What concentration range requires activity coefficient corrections?
Activity coefficients become significant when the ionic strength (I) exceeds 0.01 M. For H₂SO₄:
| Concentration (M) | Ionic Strength | γ± (mean activity coeff) | pH Correction | Correction Needed? |
|---|---|---|---|---|
| 0.0001 | 0.0003 | 0.99 | 0.00 | No |
| 0.001 | 0.003 | 0.97 | 0.01 | No |
| 0.01 | 0.03 | 0.91 | 0.04 | Yes |
| 0.1 | 0.3 | 0.76 | 0.12 | Yes |
| 1.0 | 3.0 | 0.45 | 0.35 | Yes |
Recommendations:
- Below 0.01 M: Activity corrections negligible
- 0.01-0.1 M: Apply Davies equation (included in this calculator)

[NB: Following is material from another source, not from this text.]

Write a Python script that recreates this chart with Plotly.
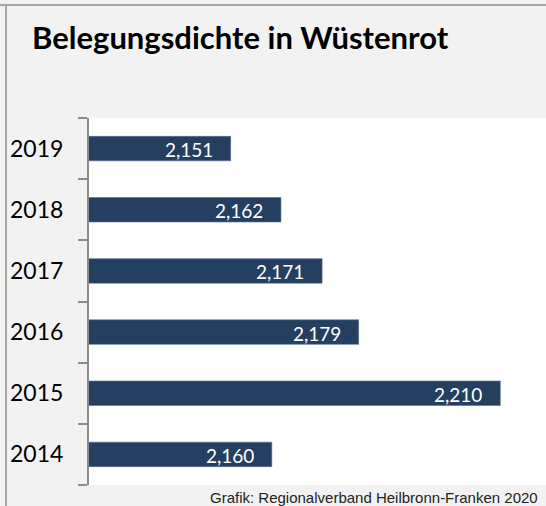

- Above 0.1 M: Use Pitzer parameters for high accuracy
Can I use this calculator for other diprotic acids like H₂CO₃?
While the mathematical framework applies to all diprotic acids, the key differences are:
| Acid | pKₐ₁ | pKₐ₂ | First Dissociation | Calculator Applicability |
|---|---|---|---|---|
| H₂SO₄ | -3 | 1.99 | Complete | Fully applicable |
| H₂CO₃ | 6.35 | 10.33 | Partial | No – requires different approach |
| H₂S | 7.00 | 12.92 | Partial | No – requires different approach |
| H₂C₂O₄ | 1.25 | 4.27 | Partial | Modified version needed |
For weak diprotic acids (pKₐ₁ > 2), you must:
- Solve the full quadratic equation for both dissociations
- Account for undissociated HA₂ species
- Include HA⁻ as both acid and base
This calculator is specifically optimized for strong diprotic acids with pKₐ₁ < 0.
How does the presence of other ions affect the calculation?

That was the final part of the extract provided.